* start *

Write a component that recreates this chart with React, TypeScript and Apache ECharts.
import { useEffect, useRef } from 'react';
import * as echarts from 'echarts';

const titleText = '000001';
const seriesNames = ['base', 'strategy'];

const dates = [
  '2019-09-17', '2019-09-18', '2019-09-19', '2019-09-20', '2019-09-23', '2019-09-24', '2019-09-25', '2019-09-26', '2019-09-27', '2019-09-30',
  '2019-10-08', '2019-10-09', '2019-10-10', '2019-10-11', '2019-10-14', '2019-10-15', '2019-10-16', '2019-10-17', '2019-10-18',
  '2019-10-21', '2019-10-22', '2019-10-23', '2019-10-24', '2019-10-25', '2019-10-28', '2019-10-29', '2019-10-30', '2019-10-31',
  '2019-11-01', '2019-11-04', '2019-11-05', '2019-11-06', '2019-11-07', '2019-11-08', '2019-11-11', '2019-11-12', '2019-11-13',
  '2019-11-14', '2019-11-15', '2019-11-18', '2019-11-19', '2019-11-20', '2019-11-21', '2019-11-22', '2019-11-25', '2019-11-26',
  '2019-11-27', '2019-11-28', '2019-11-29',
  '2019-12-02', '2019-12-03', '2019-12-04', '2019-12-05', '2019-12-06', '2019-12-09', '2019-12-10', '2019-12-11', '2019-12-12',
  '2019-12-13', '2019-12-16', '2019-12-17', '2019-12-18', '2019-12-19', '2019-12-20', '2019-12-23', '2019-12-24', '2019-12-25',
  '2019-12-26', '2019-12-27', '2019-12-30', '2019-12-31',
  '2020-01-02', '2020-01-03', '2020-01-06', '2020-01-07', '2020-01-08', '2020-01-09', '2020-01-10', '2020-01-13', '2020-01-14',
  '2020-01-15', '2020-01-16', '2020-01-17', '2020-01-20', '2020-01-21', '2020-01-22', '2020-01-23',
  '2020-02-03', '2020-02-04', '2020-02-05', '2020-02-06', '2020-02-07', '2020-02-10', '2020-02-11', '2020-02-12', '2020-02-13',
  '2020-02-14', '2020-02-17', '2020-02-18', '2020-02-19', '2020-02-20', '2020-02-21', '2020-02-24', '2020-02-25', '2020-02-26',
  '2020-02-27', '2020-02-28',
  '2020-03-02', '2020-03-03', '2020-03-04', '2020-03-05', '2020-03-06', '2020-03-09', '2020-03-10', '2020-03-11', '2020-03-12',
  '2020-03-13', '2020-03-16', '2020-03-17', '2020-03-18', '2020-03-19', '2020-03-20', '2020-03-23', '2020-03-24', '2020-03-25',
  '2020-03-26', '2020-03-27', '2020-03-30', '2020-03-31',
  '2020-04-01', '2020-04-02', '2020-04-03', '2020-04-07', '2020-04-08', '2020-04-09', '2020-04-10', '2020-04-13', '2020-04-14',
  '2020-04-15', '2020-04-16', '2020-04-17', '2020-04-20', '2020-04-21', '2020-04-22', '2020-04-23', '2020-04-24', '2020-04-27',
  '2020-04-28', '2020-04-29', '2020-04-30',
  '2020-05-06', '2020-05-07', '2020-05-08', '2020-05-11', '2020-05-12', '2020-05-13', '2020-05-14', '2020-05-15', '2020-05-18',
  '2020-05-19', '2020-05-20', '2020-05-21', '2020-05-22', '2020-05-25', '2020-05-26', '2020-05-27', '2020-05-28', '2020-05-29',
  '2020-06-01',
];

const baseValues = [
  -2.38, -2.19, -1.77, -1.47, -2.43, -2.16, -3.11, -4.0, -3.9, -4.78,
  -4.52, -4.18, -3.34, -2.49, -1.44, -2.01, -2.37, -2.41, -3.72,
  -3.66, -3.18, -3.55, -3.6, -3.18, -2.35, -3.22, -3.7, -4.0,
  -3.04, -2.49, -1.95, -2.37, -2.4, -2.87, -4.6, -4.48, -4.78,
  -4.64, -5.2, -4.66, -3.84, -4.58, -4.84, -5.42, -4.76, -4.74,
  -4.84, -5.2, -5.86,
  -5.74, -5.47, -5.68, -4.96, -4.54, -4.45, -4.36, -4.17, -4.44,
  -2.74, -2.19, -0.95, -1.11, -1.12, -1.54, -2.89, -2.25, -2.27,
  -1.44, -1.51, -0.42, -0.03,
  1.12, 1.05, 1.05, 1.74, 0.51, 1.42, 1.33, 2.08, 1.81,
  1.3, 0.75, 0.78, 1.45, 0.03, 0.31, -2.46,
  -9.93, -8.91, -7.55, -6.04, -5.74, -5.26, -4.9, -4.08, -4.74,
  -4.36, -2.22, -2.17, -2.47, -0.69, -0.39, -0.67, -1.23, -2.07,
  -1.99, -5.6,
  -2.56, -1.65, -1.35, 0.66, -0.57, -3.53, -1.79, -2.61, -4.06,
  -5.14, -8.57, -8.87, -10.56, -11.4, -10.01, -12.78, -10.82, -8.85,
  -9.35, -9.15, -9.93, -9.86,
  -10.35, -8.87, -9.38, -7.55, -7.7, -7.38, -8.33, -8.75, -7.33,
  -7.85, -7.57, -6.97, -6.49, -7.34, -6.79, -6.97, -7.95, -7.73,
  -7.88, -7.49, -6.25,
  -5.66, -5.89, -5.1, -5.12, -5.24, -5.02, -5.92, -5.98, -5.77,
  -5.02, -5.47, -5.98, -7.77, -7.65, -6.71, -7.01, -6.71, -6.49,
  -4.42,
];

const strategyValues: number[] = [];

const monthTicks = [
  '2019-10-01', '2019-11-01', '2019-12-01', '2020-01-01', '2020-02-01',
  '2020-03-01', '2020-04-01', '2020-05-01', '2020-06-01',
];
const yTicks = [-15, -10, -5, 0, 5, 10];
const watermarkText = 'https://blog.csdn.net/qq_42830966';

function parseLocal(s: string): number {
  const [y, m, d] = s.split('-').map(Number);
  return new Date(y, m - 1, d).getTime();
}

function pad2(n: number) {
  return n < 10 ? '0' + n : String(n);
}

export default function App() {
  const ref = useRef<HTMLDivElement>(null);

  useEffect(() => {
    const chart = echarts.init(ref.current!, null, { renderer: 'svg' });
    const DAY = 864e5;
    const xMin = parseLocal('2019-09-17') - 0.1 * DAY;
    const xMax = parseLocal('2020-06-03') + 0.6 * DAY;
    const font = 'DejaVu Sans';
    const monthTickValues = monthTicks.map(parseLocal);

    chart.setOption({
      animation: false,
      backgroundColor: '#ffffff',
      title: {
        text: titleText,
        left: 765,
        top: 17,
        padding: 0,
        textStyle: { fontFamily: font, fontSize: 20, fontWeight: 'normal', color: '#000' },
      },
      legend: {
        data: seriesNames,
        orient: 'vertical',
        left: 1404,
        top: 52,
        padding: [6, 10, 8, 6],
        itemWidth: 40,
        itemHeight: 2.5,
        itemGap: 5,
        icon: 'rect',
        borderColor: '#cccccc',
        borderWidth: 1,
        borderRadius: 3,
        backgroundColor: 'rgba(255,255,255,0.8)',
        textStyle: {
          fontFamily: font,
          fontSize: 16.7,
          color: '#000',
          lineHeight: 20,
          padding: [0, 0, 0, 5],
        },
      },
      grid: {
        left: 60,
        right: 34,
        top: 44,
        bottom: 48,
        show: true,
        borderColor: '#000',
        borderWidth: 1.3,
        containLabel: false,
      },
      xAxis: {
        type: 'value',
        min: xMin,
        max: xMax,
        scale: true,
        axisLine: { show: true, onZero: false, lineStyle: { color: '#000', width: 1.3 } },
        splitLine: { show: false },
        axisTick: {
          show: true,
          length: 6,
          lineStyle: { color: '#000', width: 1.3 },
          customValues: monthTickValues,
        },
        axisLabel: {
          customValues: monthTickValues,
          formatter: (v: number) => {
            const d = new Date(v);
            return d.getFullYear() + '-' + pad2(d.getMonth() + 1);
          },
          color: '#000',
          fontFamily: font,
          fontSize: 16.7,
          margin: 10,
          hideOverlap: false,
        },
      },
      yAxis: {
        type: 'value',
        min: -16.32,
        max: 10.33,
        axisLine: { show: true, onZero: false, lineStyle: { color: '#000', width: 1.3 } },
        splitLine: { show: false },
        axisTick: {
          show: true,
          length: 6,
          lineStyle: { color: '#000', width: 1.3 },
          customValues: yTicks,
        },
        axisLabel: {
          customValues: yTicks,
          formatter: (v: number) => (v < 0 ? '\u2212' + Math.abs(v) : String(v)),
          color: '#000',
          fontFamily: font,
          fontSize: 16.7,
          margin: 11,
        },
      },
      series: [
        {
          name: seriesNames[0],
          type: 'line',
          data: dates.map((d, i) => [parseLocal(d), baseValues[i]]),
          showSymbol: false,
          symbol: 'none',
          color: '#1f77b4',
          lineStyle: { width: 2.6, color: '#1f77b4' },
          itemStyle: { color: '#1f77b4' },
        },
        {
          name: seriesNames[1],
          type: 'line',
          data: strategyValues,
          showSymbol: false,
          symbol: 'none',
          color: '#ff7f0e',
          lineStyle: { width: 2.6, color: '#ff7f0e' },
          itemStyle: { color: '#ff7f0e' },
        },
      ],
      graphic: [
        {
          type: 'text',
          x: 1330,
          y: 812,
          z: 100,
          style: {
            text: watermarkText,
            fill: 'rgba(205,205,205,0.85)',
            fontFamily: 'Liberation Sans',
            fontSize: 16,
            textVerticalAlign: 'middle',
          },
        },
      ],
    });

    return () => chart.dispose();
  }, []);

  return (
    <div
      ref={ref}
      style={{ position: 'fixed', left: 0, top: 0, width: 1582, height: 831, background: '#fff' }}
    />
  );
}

* end *

**What the task requires:** Return nothing but the lines from the start of the listing above through the line containing "const seriesNames = ['base', 'strategy'];", exactly as given.

**Correct result:**
Write a component that recreates this chart with React, TypeScript and Apache ECharts.
import { useEffect, useRef } from 'react';
import * as echarts from 'echarts';

const titleText = '000001';
const seriesNames = ['base', 'strategy'];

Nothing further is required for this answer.